(0) Obligation:
Runtime Complexity Relative TRS:
The TRS R consists of the following rules:
monus(S(x'), S(x)) → monus(x', x)
gcd(x, y) → gcd[Ite](equal0(x, y), x, y)
equal0(a, b) → equal0[Ite](<(a, b), a, b)
The (relative) TRS S consists of the following rules:
<(S(x), S(y)) → <(x, y)
<(0, S(y)) → True
<(x, 0) → False
gcd[Ite](False, x, y) → gcd[False][Ite](<(x, y), x, y)
gcd[Ite](True, x, y) → x
gcd[False][Ite](False, x, y) → gcd(y, monus(y, x))
gcd[False][Ite](True, x, y) → gcd(monus(x, y), y)
equal0[Ite](False, a, b) → False
equal0[Ite](True, a, b) → equal0[True][Ite](<(b, a), a, b)
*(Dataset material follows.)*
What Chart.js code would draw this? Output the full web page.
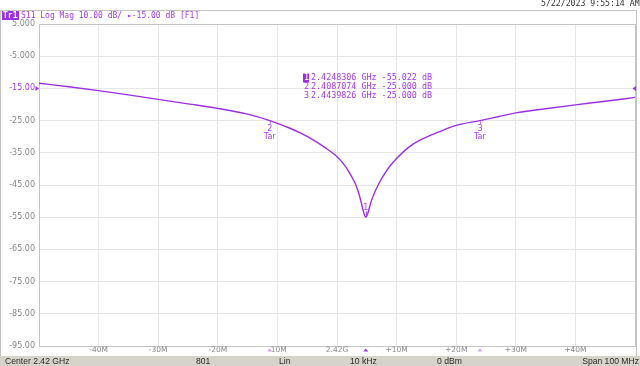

equal0[True][Ite](False, a, b) → False
equal0[True][Ite](True, a, b) → True
Rewrite Strategy: INNERMOST
(1) DecreasingLoopProof (EQUIVALENT transformation)
The following loop(s) give(s) rise to the lower bound Ω(n1):
The rewrite sequence
monus(S(x'), S(x)) →+ monus(x', x)
gives rise to a decreasing loop by considering the right hand sides subterm at position [].
The pumping substitution is [x' / S(x'), x / S(x)].
The result substitution is [ ].
(2) BOUNDS(n^1, INF)